Notice the indicator ... is in incorrect position.

Could you please let me know if this is a bug?

Thanks!

arendjr commented 4 years ago

Nice catch!

Of course, I could say text-clipper is doing its best because it properly closes the HTML syntax... But from a user's perspective, I fully understand you had hoped for more intelligent behavior with tables :)

It does beg the question, what do you think would have been the desired behavior here? I think I'm leaning towards either displaying the table in its entirety or hiding the table in its entirety, which is what we also do for SVG and MathML content. Would that help?

Thanks!

CExJTian commented 4 years ago

Hi Arend,

Thanks for the quick response!

I was wondering if we can at least moving the ellipses after the table.
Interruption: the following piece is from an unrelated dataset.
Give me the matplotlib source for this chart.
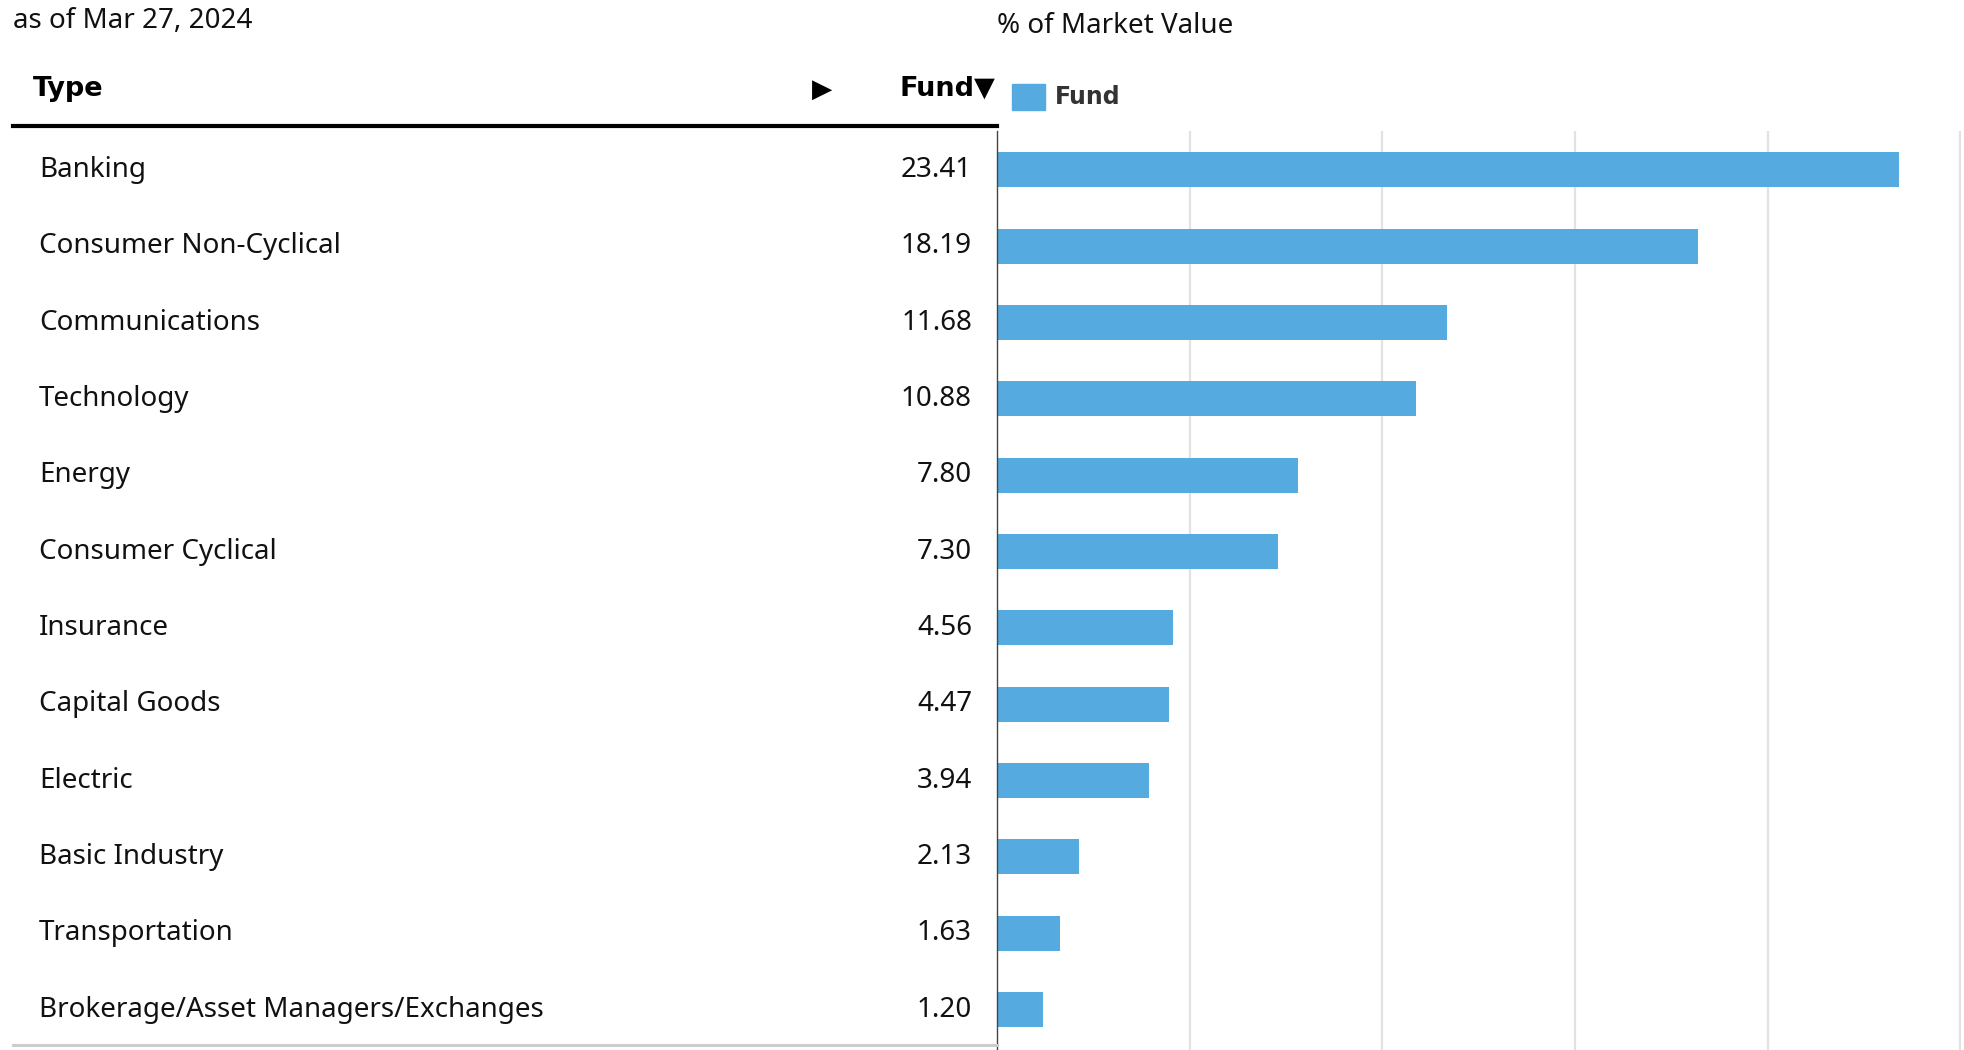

That would help a lot.

Thanks

arendjr commented 4 years ago

I see... I'll have a look!

arendjr commented 4 years ago

Alright, so I've improved the table handling, but it wasn't exactly trivial, so I'll motivate my changes...

When I looked into the example you posted and tried to make a test case out of it, something struck me as odd: Why is the table being clipped at all, when you specified 150 characters as your maximum length? The text in the table certainly doesn't reach those limits...

The answer is in the whitespace. The whitespace between the HTML tags is being counted towards your character limit. This is partly by design, because whitespace is relevant if <pre> formatting is used, but here it is having unintended side-effects. Whitespace inside a table (but not inside a <td> element) is never rendered, so we shouldn't count it towards our character limit.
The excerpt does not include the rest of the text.